Charts and diagrams as code
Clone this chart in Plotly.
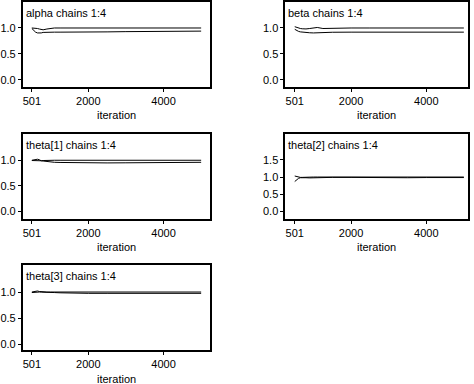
import plotly.graph_objects as go

# ---------------- data ----------------
iters = [501, 550, 600, 650, 700, 750, 800, 900, 1000, 1100, 1250, 1500,
         2000, 2500, 3000, 3500, 4000, 4500, 5000]

alpha_upper = [1.00, 1.00, 0.995, 0.99, 0.98, 0.97, 0.965, 0.98, 0.995, 1.00, 1.00, 1.00,
               1.00, 1.00, 1.00, 1.00, 1.00, 1.00, 1.00]
alpha_lower = [0.99, 0.95, 0.92, 0.905, 0.90, 0.905, 0.915, 0.92, 0.92, 0.92, 0.92, 0.92,
               0.915, 0.925, 0.93, 0.935, 0.94, 0.94, 0.94]

beta_upper = [1.025, 1.01, 1.00, 0.99, 0.985, 0.98, 0.982, 0.99, 1.005, 1.01, 0.99, 0.997,
              1.00, 1.00, 1.00, 1.00, 1.00, 1.00, 1.00]
beta_lower = [0.975, 0.95, 0.935, 0.925, 0.92, 0.915, 0.912, 0.908, 0.905, 0.908, 0.915, 0.918,
              0.92, 0.92, 0.92, 0.92, 0.92, 0.92, 0.92]

theta1_upper = [1.00, 1.005, 1.01, 1.02, 1.01, 0.99, 0.995, 1.00, 1.00, 1.00, 1.00, 1.00,
                1.00, 1.00, 1.00, 1.00, 1.00, 1.00, 1.00]
theta1_lower = [0.995, 0.995, 1.00, 1.00, 0.995, 0.99, 0.985, 0.975, 0.965, 0.96, 0.957, 0.953,
                0.95, 0.948, 0.95, 0.953, 0.955, 0.958, 0.96]

theta2_upper = [1.03, 1.01, 0.995, 0.99, 0.99, 0.995, 1.00, 1.00, 1.00, 1.00, 1.00, 1.00,
                1.00, 1.00, 1.00, 1.00, 1.00, 1.00, 1.00]
theta2_lower = [0.87, 0.92, 0.96, 0.98, 0.985, 0.985, 0.98, 0.975, 0.98, 0.985, 0.99, 0.99,
                0.99, 0.98, 0.975, 0.98, 0.985, 0.985, 0.985]

theta3_upper = [1.00, 1.01, 1.02, 1.02, 1.01, 1.005, 1.00, 1.00, 1.00, 1.00, 1.00, 1.00,
                1.00, 1.00, 1.00, 1.00, 1.00, 1.00, 1.00]
theta3_lower = [0.99, 0.995, 1.00, 1.00, 1.00, 0.998, 0.995, 0.993, 0.99, 0.99, 0.985, 0.98,
                0.975, 0.975, 0.975, 0.975, 0.975, 0.975, 0.975]

titles = ["alpha chains 1:4", "beta chains 1:4", "theta[1] chains 1:4",
          "theta[2] chains 1:4", "theta[3] chains 1:4"]
series = [(alpha_upper, alpha_lower), (beta_upper, beta_lower),
          (theta1_upper, theta1_lower), (theta2_upper, theta2_lower),
          (theta3_upper, theta3_lower)]
x_ticks = [501, 2000, 4000]
x_tick_labels = ["501", "2000", "4000"]
y_ranges = [[-0.135, 1.5], [-0.135, 1.5], [-0.15, 1.52], [-0.22, 2.26], [-0.115, 1.52]]
y_ticks = [[0.0, 0.5, 1.0], [0.0, 0.5, 1.0], [0.0, 0.5, 1.0],
           [0.0, 0.5, 1.0, 1.5], [0.0, 0.5, 1.0]]
x_ranges = [[263, 5225], [255, 5103], [263, 5225], [255, 5103], [263, 5225]]

# ---------------- layout geometry ----------------
W, H = 474, 384
col_dom = [[21 / W, 208.5 / W], [284.7 / W, 467.7 / W]]
row_px = [(2, 87), (133.7, 219), (265, 350)]
row_dom = [[1 - b / H, 1 - t / H] for t, b in row_px]
label_px = [115, 246.5, 379]

FONT = "Liberation Sans, Arial, Helvetica, sans-serif"

fig = go.Figure()
layout = dict(
    width=W, height=H,
    margin=dict(l=0, r=0, t=0, b=0),
    paper_bgcolor="white", plot_bgcolor="white",
    showlegend=False,
    font=dict(family=FONT, size=11, color="black"),
)
annotations = []

for i, (title, (up, lo)) in enumerate(zip(titles, series)):
    r, c = divmod(i, 2)
    n = "" if i == 0 else str(i + 1)
    xa, ya = "x" + n, "y" + n
    for vals in (up, lo):
        fig.add_trace(go.Scatter(x=iters, y=vals, mode="lines",
                                 line=dict(color="black", width=1),
                                 xaxis=xa, yaxis=ya, hoverinfo="skip"))
    layout["xaxis" + n] = dict(
        domain=col_dom[c], range=x_ranges[i], anchor=ya,
        tickvals=x_ticks, ticktext=x_tick_labels,
        ticks="outside", ticklen=3, tickwidth=1, tickcolor="black",
        showline=True, linecolor="black", linewidth=2, mirror=True,
        showgrid=False, zeroline=False,
        tickfont=dict(family=FONT, size=11, color="black"),
    )
    layout["yaxis" + n] = dict(
        domain=row_dom[r], range=y_ranges[i], anchor=xa,
        tickvals=y_ticks[i], tickformat=".1f",
        ticks="outside", ticklen=3, tickwidth=1, tickcolor="black",
        showline=True, linecolor="black", linewidth=2, mirror=True,
        showgrid=False, zeroline=False,
        tickfont=dict(family=FONT, size=11, color="black"),
    )
    annotations.append(dict(
        text=title, xref=xa + " domain", yref=ya + " domain", x=0, y=1,
        xanchor="left", yanchor="top", xshift=1, yshift=-3, showarrow=False,
        font=dict(family=FONT, size=11, color="black"),
    ))
    annotations.append(dict(
        text="iteration", xref="paper", yref="paper",
        x=(col_dom[c][0] + col_dom[c][1]) / 2, y=1 - label_px[r] / H,
        xanchor="center", yanchor="middle", showarrow=False,
        font=dict(family=FONT, size=11, color="black"),
    ))

layout["annotations"] = annotations
fig.update_layout(**layout)
fig.write_html(
    "out.html",
    config={"displayModeBar": False},
    post_script="document.body.style.margin='0';document.body.style.overflow='hidden';",
)
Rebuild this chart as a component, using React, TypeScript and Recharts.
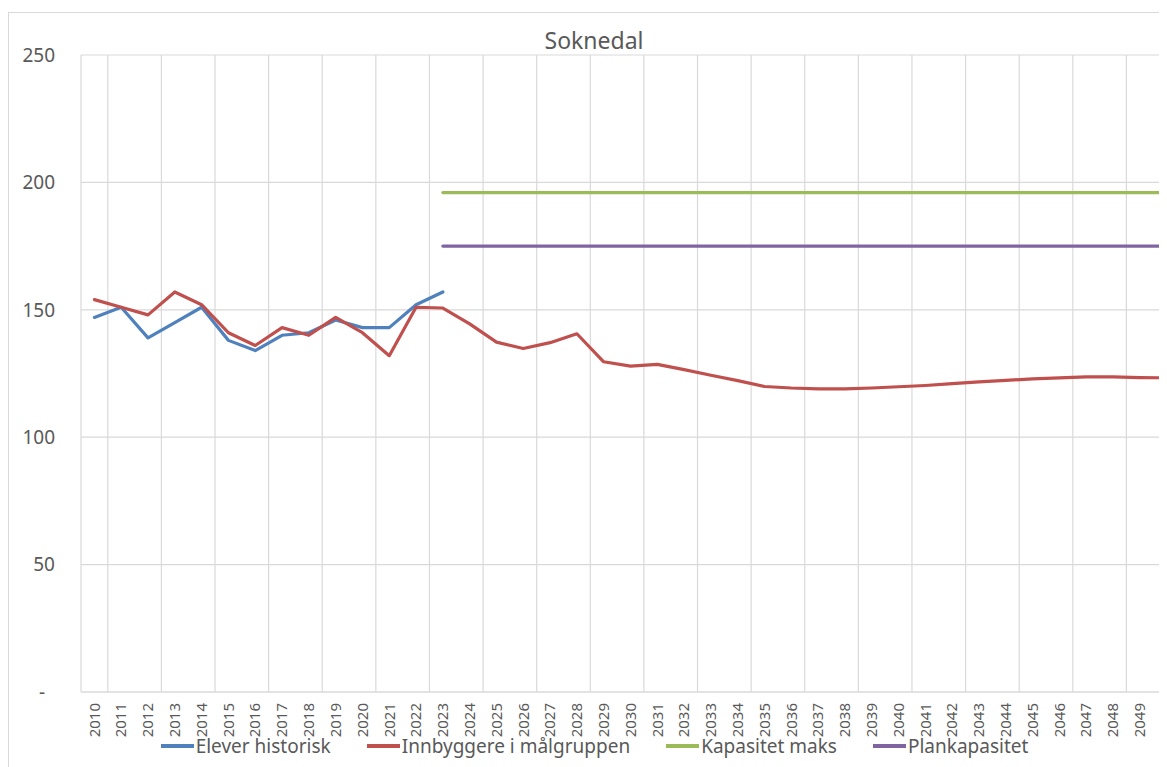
import { LineChart, Line, XAxis, YAxis, CartesianGrid, Legend } from 'recharts'

const FONT = "'Noto Sans', 'Open Sans', sans-serif"
const TEXT_COLOR = '#595959'
const GRID_COLOR = '#d9d9d9'

const YEARS = [
  2010, 2011, 2012, 2013, 2014, 2015, 2016, 2017, 2018, 2019, 2020, 2021, 2022, 2023,
  2024, 2025, 2026, 2027, 2028, 2029, 2030, 2031, 2032, 2033, 2034, 2035, 2036, 2037,
  2038, 2039, 2040, 2041, 2042, 2043, 2044, 2045, 2046, 2047, 2048, 2049, 2050,
]

// 2010–2023
const ELEVER_HISTORISK = [147, 151, 139, 145, 151, 138, 134, 140, 141, 146, 143, 143, 152, 157]

// 2010–2050
const INNBYGGERE = [
  154, 151, 148, 157, 152, 141, 136, 143, 140, 147, 141, 132, 151, 150.7,
  144.5, 137.3, 134.8, 137.1, 140.6, 129.6, 127.9, 128.6, 126.5, 124.3, 122.2, 119.9, 119.3, 119.0,
  119.0, 119.3, 119.8, 120.3, 121.0, 121.7, 122.3, 122.9, 123.3, 123.7, 123.7, 123.4, 123.3,
]

// 2023–2050
const KAPASITET_START = 2023
const KAPASITET_MAKS = [
  196, 196, 196, 196, 196, 196, 196, 196, 196, 196, 196, 196, 196, 196,
  196, 196, 196, 196, 196, 196, 196, 196, 196, 196, 196, 196, 196, 196,
]
const PLANKAPASITET = [
  175, 175, 175, 175, 175, 175, 175, 175, 175, 175, 175, 175, 175, 175,
  175, 175, 175, 175, 175, 175, 175, 175, 175, 175, 175, 175, 175, 175,
]

const Y_TICKS = [0, 50, 100, 150, 200, 250]

// gridlines sit between the categories, like Excel
const GRID_TICKS = [...YEARS.map((y) => y - 0.5), YEARS[YEARS.length - 1] + 0.5]
const X_DOMAIN = [YEARS[0] - 0.5, YEARS[YEARS.length - 1] + 0.5]

const SERIES = [
  { key: 'elever', label: 'Elever historisk', color: '#4F81BD' },
  { key: 'innbyggere', label: 'Innbyggere i målgruppen', color: '#C0504D' },
  { key: 'maks', label: 'Kapasitet maks', color: '#9BBB59' },
  { key: 'plan', label: 'Plankapasitet', color: '#8064A2' },
] as const

const DATA = YEARS.map((year, i) => {
  const k = year - KAPASITET_START
  return {
    year,
    elever: ELEVER_HISTORISK[i] ?? null,
    innbyggere: INNBYGGERE[i] ?? null,
    maks: k >= 0 ? KAPASITET_MAKS[k] : null,
    plan: k >= 0 ? PLANKAPASITET[k] : null,
  }
})

function YearTick({ x, y, payload }: { x?: number; y?: number; payload?: { value: number } }) {
  return (
    <text
      x={x}
      y={y}
      transform={`rotate(-90, ${x}, ${y})`}
      textAnchor="end"
      dy="0.35em"
      fill={TEXT_COLOR}
      fontSize={15}
      fontFamily={FONT}
    >
      {payload?.value}
    </text>
  )
}

function LegendContent() {
  return (
    <div
      style={{
        display: 'flex',
        justifyContent: 'center',
        alignItems: 'center',
        height: 24,
        gap: 36,
        fontFamily: FONT,
        fontSize: 19,
        color: TEXT_COLOR,
        whiteSpace: 'nowrap',
      }}
    >
      {SERIES.map((s) => (
        <div key={s.key} style={{ display: 'flex', alignItems: 'center' }}>
          <span style={{ display: 'inline-block', width: 33, height: 4, background: s.color, marginRight: 2 }} />
          <span>{s.label}</span>
        </div>
      ))}
    </div>
  )
}

export default function App() {
  return (
    <div style={{ paddingTop: 4 }}>
      <div style={{ width: 1159, height: 755, overflow: 'hidden' }}>
        <div style={{ width: 1190, height: 770, border: `1px solid ${GRID_COLOR}`, background: '#fff' }}>
          <LineChart
            width={1190}
            height={770}
            data={DATA}
            margin={{ top: 42, right: 19, bottom: 7, left: 0 }}
          >
            <text x={585} y={36} textAnchor="middle" fill={TEXT_COLOR} fontSize={23} fontFamily={FONT}>
              Soknedal
            </text>
            <CartesianGrid xAxisId="grid" stroke={GRID_COLOR} strokeWidth={1.2} />
            <XAxis
              xAxisId="year"
              type="number"
              dataKey="year"
              domain={X_DOMAIN}
              ticks={YEARS}
              interval={0}
              height={60}
              tick={<YearTick />}
              tickLine={false}
              tickSize={0}
              tickMargin={11}
              axisLine={{ stroke: GRID_COLOR, strokeWidth: 1.2 }}
            />
            <XAxis
              xAxisId="grid"
              type="number"
              dataKey="year"
              domain={X_DOMAIN}
              ticks={GRID_TICKS}
              height={0}
              hide
            />
            <YAxis
              domain={[0, 250]}
              ticks={Y_TICKS}
              width={72}
              axisLine={false}
              tickLine={false}
              tickSize={0}
              tickMargin={26}
              tick={{ fill: TEXT_COLOR, fontSize: 19, fontFamily: FONT }}
              tickFormatter={(v: number) => (v === 0 ? '-\u00a0\u00a0' : String(v))}
            />
            <Legend content={<LegendContent />} verticalAlign="bottom" wrapperStyle={{ top: 721, bottom: 'auto' }} />
            {SERIES.map((s) => (
              <Line
                key={s.key}
                xAxisId="year"
                dataKey={s.key}
                name={s.label}
                stroke={s.color}
                strokeWidth={3.2}
                strokeLinejoin="round"
                strokeLinecap="round"
                dot={false}
                activeDot={false}
                connectNulls={false}
                isAnimationActive={false}
              />
            ))}
          </LineChart>
        </div>
      </div>
    </div>
  )
}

REQUEST:
Using the data above, set down each line from the line with "Rebuild this chart" to the line with "const GRID_COLOR = '#d9d9d9'" exactly, both ends included, and leave the pictures behind. Nothing else belongs.

RESULT OF THIS TASK:
Rebuild this chart as a component, using React, TypeScript and Recharts.
import { LineChart, Line, XAxis, YAxis, CartesianGrid, Legend } from 'recharts'

const FONT = "'Noto Sans', 'Open Sans', sans-serif"
const TEXT_COLOR = '#595959'
const GRID_COLOR = '#d9d9d9'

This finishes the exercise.